Wardrobe Malfunction in Public

Pants rip, blouse vanishes, or you glance down to find you’re in fuzzy slippers at a black-tie event.
Interpretation: anxiety that your “casual” or vulnerable self will slip past the professional façade. Ask: whose dress code are you trying to obey—society’s or your own inner tyrant?

Being Laughed at for a Secret

Friends point and giggle while repeating the exact sentence you typed but never sent—an embarrassing DM, a kink, a Google search.
Interpretation: the secret is already leaking energy; the dream pushes you toward selective disclosure or self-acceptance before the psyche splits further.

Witnessing Your Own Rotting Limb

You peel back a sleeve to discover decay, odor, or gangrene you somehow “didn’t notice.”
Interpretation: classic shadow material. The mortified flesh is a disowned talent, desire, or wound festering from neglect. Urgent call for emotional triage, not literal illness.

Biblical & Spiritual Meaning

Scripture links nakedness and shame back to Eden: the moment humans notice they’re seen. Yet even there, God stitches garments—grace covering exposure. Dream mortification can therefore be a pre-emptive mercy: a private Eden where you notice your “naked” flaw before it manifests publicly, so spirit can tailor new garments of self-love. In mystical Christianity, voluntary mortification of the flesh (fasting, hair shirts) sought to kill pride; your dream may invert the practice—killing false pride so true humility can live.

Psychological Analysis (Jungian & Freudian)

Jung: The mortification scene stages the clash between Persona (mask) and Shadow (rejected traits). Audience figures are often faceless because they are projections of your own collective unconscious—every scolding voice you’ve ever internalized. Integrating the shadow converts embarrassment into authentic presence; the dream is rehearsal for that inner wedding.

Freud: Shame dreams frequently trace to toddler toilet scenarios—early victories and failures of control. The latent wish is not to wet oneself but to be loved even when “dirty.” Adult mortification revives this complex when adult life presents similar tests of control (money, sexuality, status). Accepting the “mess” equals accepting libido and life force.

What to Do Next?

  • Morning Pages: write the scene verbatim, then list every emotion you felt. Next column: where in waking life you felt that exact emotion this month. Pattern revealed = healing target.
  • Mirror Rehearsal: stand in front of a mirror and narrate the dream out loud, but give yourself a heroic ending. Neuroplasticity turns imaginary courage into felt safety.
  • Safe Confession: choose one trusted friend or journal and speak the secret the dream exposed. Watch the charge dissipate—shame hates light.
  • Embodiment: if wardrobe malfunctions recur, intentionally wear something slightly “risky” in real life (bright color, quirky pin). Teach the nervous system that survival follows exposure.

FAQ

Why do I keep dreaming I’m naked at work?

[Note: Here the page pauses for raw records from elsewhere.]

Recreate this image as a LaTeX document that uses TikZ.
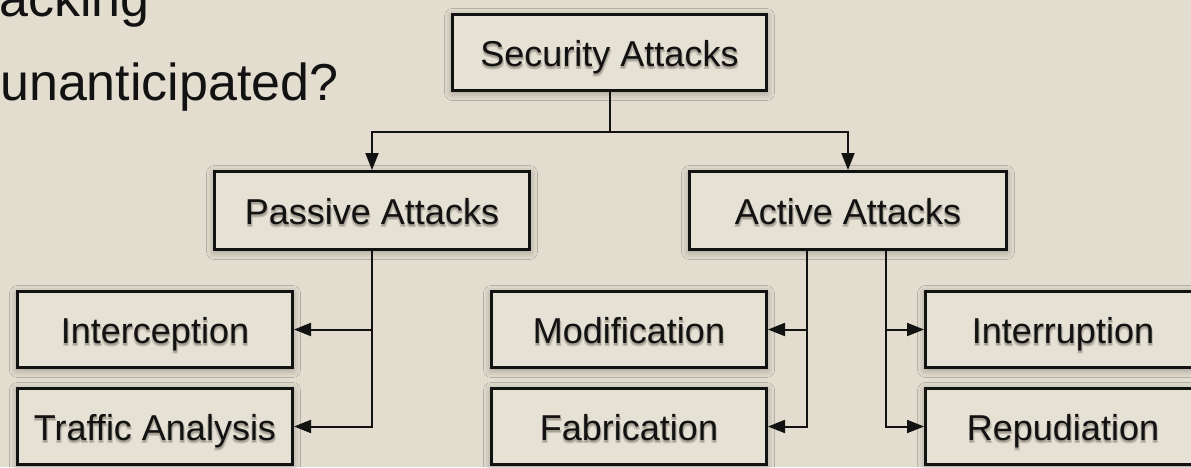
\documentclass[tikz,border=0pt]{standalone}
\usepackage{fontspec}
\setmainfont{Liberation Sans}
\usetikzlibrary{arrows.meta,shadows.blur}

\definecolor{paper}{RGB}{227,221,207}
\definecolor{boxfill}{RGB}{230,225,213}
\definecolor{ink}{RGB}{18,18,18}
\definecolor{haloA}{RGB}{196,190,178}
\definecolor{haloB}{RGB}{165,159,148}

% label text with a soft drop shadow underneath
\newcommand\softtext[1]{\leavevmode
  \rlap{\kern-0.8pt\raisebox{-3.2pt}{\textcolor{haloA}{#1}}}%
  \rlap{\kern1.4pt\raisebox{-3.2pt}{\textcolor{haloA}{#1}}}%
  \rlap{\kern0.3pt\raisebox{-2.2pt}{\textcolor{haloB}{#1}}}%
  #1}

\begin{document}
\begin{tikzpicture}[x=1pt,y=-1pt,
  box/.style={draw=ink, line width=3pt, fill=boxfill,
    minimum width=275pt, minimum height=76pt, inner sep=0pt,
    text height=28pt, text depth=0pt,
    font=\fontsize{36}{40}\selectfont, text=ink,
    blur shadow={shadow xshift=0pt, shadow yshift=-2pt,
      shadow blur radius=8pt, shadow opacity=35}},
  line/.style={draw=ink, line width=2pt},
  arr/.style={line, -{Triangle[length=17pt,width=13pt]}},
  slide/.style={anchor=base west, inner sep=0pt,
    font=\fontsize{52}{60}\selectfont, text=ink}]

\fill[paper] (0,0) rectangle (1191,467);
\useasboundingbox (0,0) rectangle (1191,467);
\clip (0,0) rectangle (1191,467);

% slide text behind the chart
\node[slide] (l1) at (-1,16) {acking};
\node[slide] (l2) at (0,100) {unanticipated?};

% boxes
\node[box, minimum width=314pt] (sec) at (609.5,52.5) {\softtext{Security Attacks}};
\node[box, minimum width=315pt, minimum height=78pt] (pas) at (372,210.5) {\softtext{Passive Attacks}};
\node[box, minimum width=317pt, minimum height=78pt] (act) at (848,210.5) {\softtext{Active Attacks}};
\node[box] (int) at (155,329.5) {\softtext{Interception}};
\node[box] (tra) at (155,426.5) {\softtext{Traffic Analysis}};
\node[box] (mod) at (629,329.5) {\softtext{Modification}};
\node[box] (fab) at (629,426.5) {\softtext{Fabrication}};
\node[box] (irp) at (1063,329.5) {\softtext{Interruption}};
\node[box] (rep) at (1063,426.5) {\softtext{Repudiation}};

% connectors
\coordinate (bus) at (0,132);
\draw[arr] (sec.south) -- (sec.south |- bus) -| (pas.north);
\draw[arr] (sec.south |- bus) -| (act.north);

\draw[arr] (pas.south) |- (int.east);
\draw[arr] (pas.south) |- (tra.east);

\coordinate (al) at ([xshift=-41pt]act.south);
\coordinate (ar) at ([xshift=38pt]act.south);
\draw[arr] (al) |- (mod.east);
\draw[arr] (al) |- (fab.east);
\draw[arr] (ar) |- (irp.west);
\draw[arr] (ar) |- (rep.west);
\end{tikzpicture}
\end{document}
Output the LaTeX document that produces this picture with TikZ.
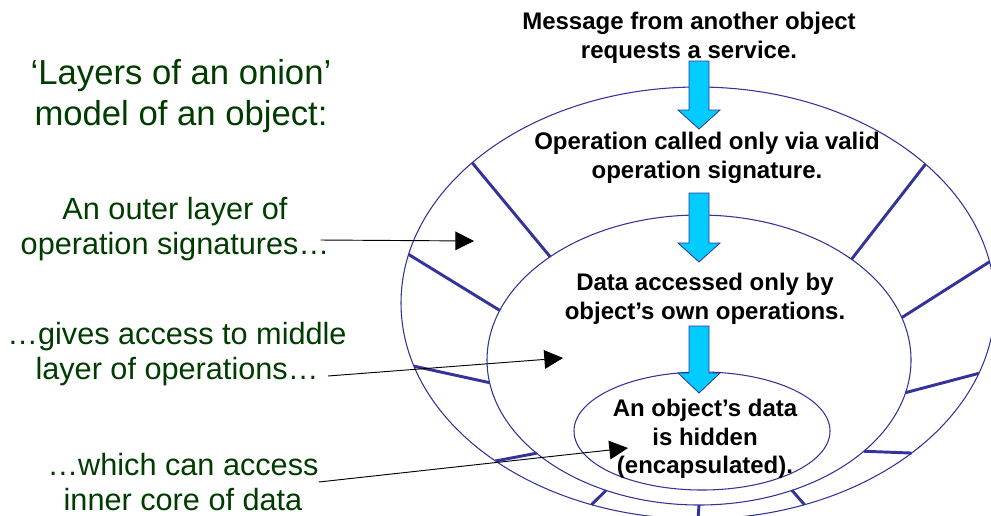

Recurring nudity at the workplace signals you fear your professional identity is a costume. The dream strips it so you can craft a role that accommodates more of the authentic self.

Is mortification always a negative omen?

No. Emotionally it feels negative, but symbolically it is neutral—often positive. The psyche spotlights shame precisely so you can integrate before the issue hardens into physical or social crisis.

Can these dreams predict actual public embarrassment?

Rarely. More often they anticipate internal revelations—moments you admit a truth to yourself or a loved one. The “public” in the dream is usually your own inner committee.

Summary

Mortification dreams drag your most cringe-worthy fears onto the inner stage—not to taunt, but to transform. When you meet the scene with curiosity instead of contempt, the rotten costume falls away and the real you steps forward, fully clothed in self-respect.

From the 1901 Archives

"To dream that you feel mortified over any deed committed by yourself, is a sign that you will be placed in an unenviable position before those to whom you most wish to appear honorable and just. Financial conditions will fall low. To see mortified flesh, denotes disastrous enterprises and disappointment in love."